Environmental Modelling & Software, Volume 24, Issue 10, October 2009, Pages 1163-1170

Yue Sun, Shaozhong Kang, Fusheng Li, and Lu Zhang

“Severe water shortages and dramatic declines in groundwater levels have resulted in environmental deterioration in the Minqin oasis, an arid region of northwest China. Understanding temporal and spatial variations in the depth to groundwater in the region is important for developing management strategies. Depth to groundwater records for 48 observation wells in the Minqin oasis were available for 22 years from 1981 to 2003, allowing us to compare three different interpolation methods based on three selected years (1981, 1990, 2002) as starting points. The three methods were inverse distance weighting (IDW), radial basis function (RBF), and kriging (including ordinary kriging (OK), simple kriging (SK), and universal kriging (UK)). Cross-validation was applied to evaluate the accuracy of the various methods, and two indices – the correlation coefficient (R2) and the root mean squared error (RMSE) – were used to compare the interpolation methods. Another two indices – deviation of estimation errors (σ) and 95% prediction interval (95 PPI) – were used to assess prediction errors.

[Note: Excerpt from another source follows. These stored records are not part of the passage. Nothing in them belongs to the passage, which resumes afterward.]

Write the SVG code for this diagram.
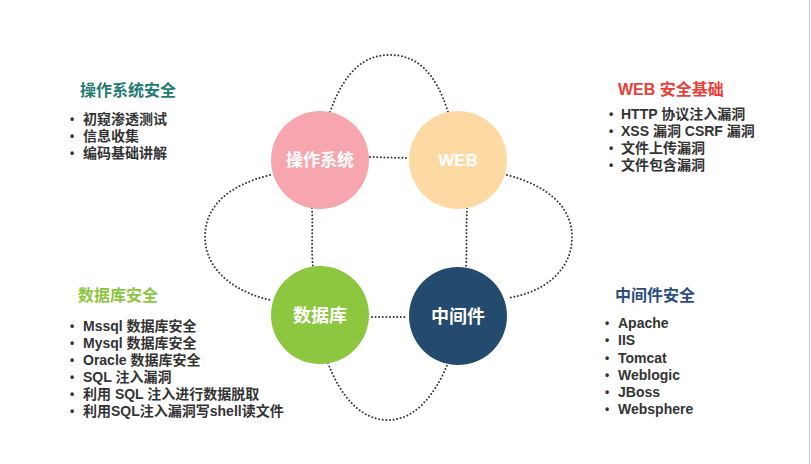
<svg xmlns="http://www.w3.org/2000/svg" width="811" height="464" viewBox="0 0 811 464">
<style>
.conn{fill:none;stroke:#333;stroke-width:2;stroke-dasharray:0 3.6;stroke-linecap:round}
.lbl{font-family:"Liberation Sans","Noto Sans CJK SC",sans-serif;font-weight:bold;fill:#fff;text-anchor:middle}
.h{font-family:"Liberation Sans","Noto Sans CJK SC",sans-serif;font-weight:bold;font-size:16px}
.it{font-family:"Liberation Sans","Noto Sans CJK SC",sans-serif;font-weight:bold;font-size:14px;fill:#333}
.b{font-family:"Liberation Sans",sans-serif;font-weight:bold;font-size:12px;fill:#333}
</style>
<rect width="811" height="464" fill="#fff"/>
<line x1="809.5" y1="0" x2="809.5" y2="464" stroke="#c8c8c8" stroke-width="1"/>
<g id="connectors">
<path class="conn" d="M330,112 C345,70 365,55 390,55 C415,55 435,70 448,112"/>
<path class="conn" d="M270,175 C230,185 205,205 205,237 C205,270 235,292 270,300"/>
<path class="conn" d="M507,175 C545,185 572,205 572,237 C572,270 545,292 508,298"/>
<path class="conn" d="M328,363 C340,395 360,420 388,420 C415,420 435,395 448,363"/>
<path class="conn" d="M370,157 L408,158"/>
<path class="conn" d="M372,317 L407,317"/>
<path class="conn" d="M312,208 C313,230 311,250 313,267"/>
<path class="conn" d="M467,208 C466,230 467,250 466,267"/>
</g>
<g id="node-os">
<circle cx="320" cy="160" r="49" fill="#F7A5AF"/>
<text class="lbl" x="320" y="166" font-size="17">操作系统</text>
</g>
<g id="node-web">
<circle cx="458" cy="160" r="49" fill="#FDDAA3"/>
<text class="lbl" x="458" y="166" font-size="17">WEB</text>
</g>
<g id="node-db">
<circle cx="320" cy="315" r="49" fill="#8DC63F"/>
<text class="lbl" x="320" y="322" font-size="18">数据库</text>
</g>
<g id="node-mw">
<circle cx="458" cy="316" r="49" fill="#244A6E"/>
<text class="lbl" x="458" y="323" font-size="18">中间件</text>
</g>
<g id="text-os">
<text class="h" x="80" y="96" fill="#1E7B72">操作系统安全</text>
<text class="b" x="70" y="123">•</text><text class="it" x="83" y="124">初窥渗透测试</text>
<text class="b" x="70" y="140">•</text><text class="it" x="83" y="141">信息收集</text>
<text class="b" x="70" y="157">•</text><text class="it" x="83" y="158">编码基础讲解</text>
</g>
<g id="text-web">
<text class="h" x="618" y="95" fill="#EB4038">WEB 安全基础</text>
<text class="b" x="609" y="118">•</text><text class="it" x="621" y="119">HTTP 协议注入漏洞</text>
<text class="b" x="609" y="135">•</text><text class="it" x="621" y="136">XSS 漏洞 CSRF 漏洞</text>
<text class="b" x="609" y="152">•</text><text class="it" x="621" y="153">文件上传漏洞</text>
<text class="b" x="609" y="169">•</text><text class="it" x="621" y="170">文件包含漏洞</text>
</g>
<g id="text-db">
<text class="h" x="78" y="301" fill="#8CC63F">数据库安全</text>
<text class="b" x="70" y="330">•</text><text class="it" x="83" y="331">Mssql 数据库安全</text>
<text class="b" x="70" y="347">•</text><text class="it" x="83" y="348">Mysql 数据库安全</text>
<text class="b" x="70" y="364">•</text><text class="it" x="83" y="365">Oracle 数据库安全</text>
<text class="b" x="70" y="381">•</text><text class="it" x="83" y="382">SQL 注入漏洞</text>
<text class="b" x="70" y="398">•</text><text class="it" x="83" y="399">利用 SQL 注入进行数据脱取</text>
<text class="b" x="70" y="415">•</text><text class="it" x="83" y="416">利用SQL注入漏洞写shell读文件</text>
</g>
<g id="text-mw">
<text class="h" x="615" y="301" fill="#2C4E7F">中间件安全</text>
<text class="b" x="605" y="327">•</text><text class="it" x="618" y="328">Apache</text>
<text class="b" x="605" y="344">•</text><text class="it" x="618" y="345">IIS</text>
<text class="b" x="605" y="362">•</text><text class="it" x="618" y="363">Tomcat</text>
<text class="b" x="605" y="379">•</text><text class="it" x="618" y="380">Weblogic</text>
<text class="b" x="605" y="396">•</text><text class="it" x="618" y="397">JBoss</text>
<text class="b" x="605" y="413">•</text><text class="it" x="618" y="414">Websphere</text>
</g>
</svg>
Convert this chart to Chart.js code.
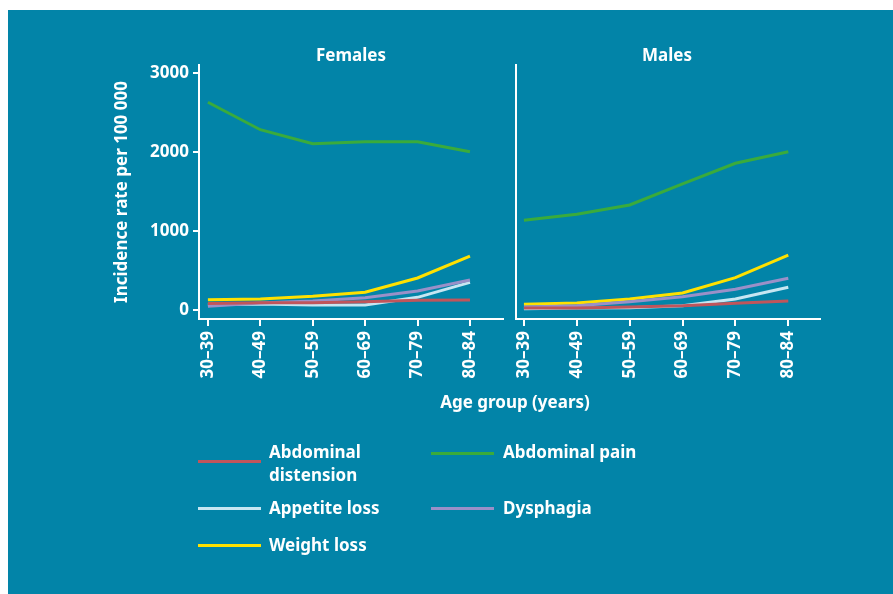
<!DOCTYPE html>
<html>
<head>
<meta charset="utf-8">
<script src="https://cdn.jsdelivr.net/npm/chart.js@4.4.0/dist/chart.umd.min.js"></script>
<style>
  body { margin: 0; background: #fff; font-family: "Noto Sans", sans-serif; }
  #panel { position: absolute; left: 8px; top: 10px; width: 885px; height: 584px; background: #0284a8; }
  canvas { position: absolute; left: 0; top: 0; }
  .txt { position: absolute; color: #fff; font-weight: bold; font-size: 17px; white-space: nowrap; }
  .key { position: absolute; height: 3px; width: 63px; }
</style>
</head>
<body>
<div id="panel"></div>
<canvas id="female" width="893" height="594"></canvas>
<canvas id="male" width="893" height="594"></canvas>

<div class="txt" style="left:301px; top:43px; width:100px; text-align:center;">Females</div>
<div class="txt" style="left:617px; top:43px; width:100px; text-align:center;">Males</div>
<div class="txt" style="left:415px; top:390px; width:200px; text-align:center;">Age group (years)</div>

<div id="legend"></div>

<script>
const ageGroups = ['30–39', '40–49', '50–59', '60–69', '70–79', '80–84'];

const seriesNames = ['Abdominal distension', 'Abdominal pain', 'Dysphagia', 'Appetite loss', 'Weight loss'];
const seriesColors = ['#c0555b', '#3aab3c', '#9a90c8', '#c6e6f2', '#ffe100'];

// females
const femDistension = [85, 95, 96, 109, 126, 130];
const femPain = [2633, 2286, 2109, 2134, 2134, 2008];
const femDysphagia = [50, 92, 118, 160, 244, 383];
const femAppetite = [76, 80, 67, 67, 164, 354];
const femWeight = [134, 143, 177, 228, 409, 687];

// males
const maleDistension = [29, 30, 42, 58, 89, 118];
const malePain = [1139, 1215, 1333, 1599, 1861, 2008];
const maleDysphagia = [42, 58, 109, 172, 266, 405];
const maleAppetite = [20, 29, 33, 58, 143, 291];
const maleWeight = [76, 92, 143, 219, 413, 700];

const yTicks = [0, 1000, 2000, 3000];

const white = '#ffffff';
const font = { family: '"Noto Sans", sans-serif', weight: 'bold', size: 17 };

function makeSets(lists) {
  return lists.map((vals, i) => ({
    label: seriesNames[i],
    data: vals.map((v, j) => ({ x: j, y: v })),
    borderColor: seriesColors[i],
    backgroundColor: seriesColors[i],
    borderWidth: 3,
    pointRadius: 0,
    tension: 0,
    fill: false
  }));
}

function buildChart(id, lists, opts) {
  return new Chart(document.getElementById(id), {
    type: 'line',
    data: { datasets: makeSets(lists) },
    options: {
      responsive: false,
      animation: false,
      layout: { padding: opts.padding },
      plugins: { legend: { display: false }, tooltip: { enabled: false } },
      scales: {
        x: {
          type: 'linear',
          min: opts.xMin,
          max: opts.xMax,
          afterBuildTicks: s => { s.ticks = ageGroups.map((_, i) => ({ value: i })); },
          afterFit: s => { s.height = 80; },
          ticks: {
            color: white, font: font, autoSkip: false,
            minRotation: 90, maxRotation: 90, padding: 5,
            callback: v => ageGroups[v]
          },
          grid: { drawOnChartArea: false, color: white, lineWidth: 2, tickLength: 7 },
          border: { color: white, width: 2 }
        },
        y: {
          min: -110,
          max: 3105,
          afterBuildTicks: s => { s.ticks = yTicks.map(v => ({ value: v })); },
          afterFit: s => { s.width = opts.yWidth; },
          ticks: { display: opts.yLabels, color: white, font: font, padding: 4, callback: v => String(v) },
          grid: { display: opts.yLabels, drawOnChartArea: false, color: white, lineWidth: 2, tickLength: 6 },
          border: { color: white, width: 2 },
          title: {
            display: opts.yLabels,
            text: 'Incidence rate per 100 000',
            color: white, font: font, padding: 0
          }
        }
      }
    }
  });
}

buildChart('female', [femDistension, femPain, femDysphagia, femAppetite, femWeight], {
  padding: { left: 112, top: 65, right: 390, bottom: 195 },
  yWidth: 87, yLabels: true, xMin: -0.17, xMax: 5.63
});

buildChart('male', [maleDistension, malePain, maleDysphagia, maleAppetite, maleWeight], {
  padding: { left: 516, top: 65, right: 73, bottom: 195 },
  yWidth: 0, yLabels: false, xMin: -0.15, xMax: 5.6
});

// legend, laid out as in the figure (two columns)
const legendPos = [
  { line: [198, 461], text: [269, 440], label: 'Abdominal<br>distension' },
  { line: [431, 453], text: [503, 440], label: 'Abdominal pain' },
  { line: [431, 508], text: [503, 496], label: 'Dysphagia' },
  { line: [198, 508], text: [269, 496], label: 'Appetite loss' },
  { line: [198, 545], text: [269, 533], label: 'Weight loss' }
];
const legend = document.getElementById('legend');
legendPos.forEach((p, i) => {
  const k = document.createElement('div');
  k.className = 'key';
  k.style.left = p.line[0] + 'px';
  k.style.top = (p.line[1] - 1) + 'px';
  k.style.background = seriesColors[i];
  legend.appendChild(k);
  const t = document.createElement('div');
  t.className = 'txt';
  t.style.left = p.text[0] + 'px';
  t.style.top = p.text[1] + 'px';
  t.style.lineHeight = '23px';
  t.innerHTML = p.label;
  legend.appendChild(t);
});
</script>
</body>
</html>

Comparison of interpolated values with observed values indicates that simple kriging is the optimal method for interpolating depth to groundwater in this region: it had the lowest standard deviation of estimation errors and smallest 95% prediction interval (95 PPI). By using the simple kriging method and an autoregressive model for depth to groundwater based on the data from 1981 to 2003, this work revealed systematic temporal and spatial variations in the depth to groundwater in the Minqin oasis. The water table has declined rapidly over the past 22 years, with the average depth to groundwater increasing from 4.95 m in 1981 to 14.07 m in 2002. We attribute the decline in the water table to excessive extraction and to decreases in irrigation channel leakage.”